Our writers can now proudly cater to all; including the young ones, with wonderfully creative middle-grade fiction from the likes of Aisha Saeed and Saadia Faruqi, as well as those, like Shazaf Fatima Haider and Farah Naz Rishi, who present a teenager’s perspective about romance and growing up.

Poets, too, are presenting offerings in the English language, with Fatimah Asghar following ably in the footsteps of Daud Kamal and Moniza Alvi. Even a really niche genre like medical fiction is finding a place thanks mainly to Saad Shafqat.

In the realm of short stories, the offerings of writers like Daniyal Mueenuddin and Mira Sethi are refreshing. Arguably the biggest winner, however, has been the domain of fantasy and horror, with the brilliant world-building in Sami Shah’s novels, the terrifying creatures in Ayesha Muzaffar’s works, and the marvellous tales in Usman Malik’s collections. The characters are all endearingly local, yet so fantastical in their presentation.

All these authors, and many more, have been supported in no small part by the analytical eye and keen interest of researchers and writers, like Muneeza Shamsie and Mushtaq Bilal, who are critics and commentators without whom no literary industry can hope to flourish.
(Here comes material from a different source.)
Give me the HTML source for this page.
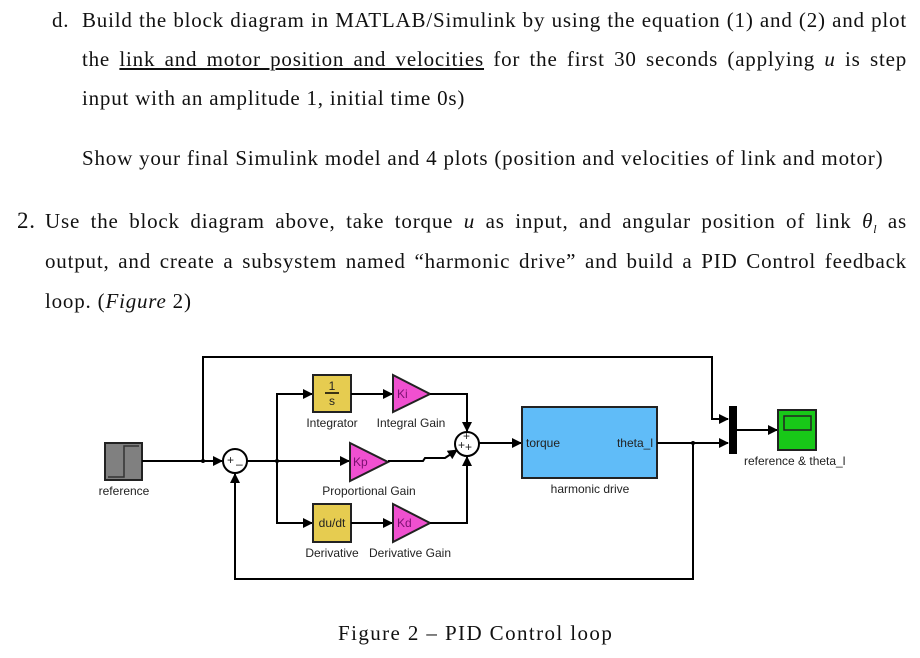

What all these works have in common, beyond their ability to capture the attention of their readers, is the fact that they talk in no uncertain detail about what can loosely be termed the desi experience. Captured within the covers of such books are characters whose skin colour is brown and eye colour is black; who understand local conventions and engage in regional humour. These characters grow up in settings very familiar to most Pakistanis, and interact with the world in ways that the local reader could imagine themselves interacting.

For the majority of the readers who grew up on a steady diet of American pulp fiction, it can be quite the shock to realise that characters who look like them and think like them can exist within the make-believe realm of storytelling.

From reading about snow during Christmas and prom night shenanigans, to now reading about Eid celebrations and tales of 1947 — an introduction to Pakistani literature can feel a little like discovering a lost part of one’s self. It brings with it the bittersweet realisation that you yourself could be at the centre of someone’s story; a character in the narrative who actually makes a difference. After all, what are these huge, vocal movements about creating further diversity in literature if not to help every person find a reflection of themselves in the stories they read?

Though we have taken many leaps forward, there is still some way to go. There are conversations happening in desi literary communities about how not to stereotype South Asians. There is a healthy criticism about how writing about mangoes, dust, or loadshedding should now be considered cliché to move away from. Debates on how best to represent religion and culture, which are so enmeshed within our societies that it takes an effort just to separate the two, are always ongoing.

Those on the devout end of the spiritual spectrum find faults in various representations. Some argue that showing the worst of society only projects a negative image of the country, while others argue in favour of being closer to reality.

There are further conversations about the very formatting of Pakistani books: why should local words be italicised in books by foreign publishers, or why should mentions of local festivals or foods be accompanied by detailed footnotes? Exoticisation, apparently, is now inciting disdain. Additionally, regional communities are still waiting for their specific lifestyles to get reflected in our works.

It is a matter of satisfaction that our writers are willing to learn and grow. They are emerging from all sorts of professions and backgrounds, and are coming from all age groups and genders to write in ways that capture the imagination of readers both here and abroad. Bemoaning the lack of good Pakistani literature written in English in this day and age just shows a shocking disconnect with reality.

The reviewer is an editor of English course books at OUP.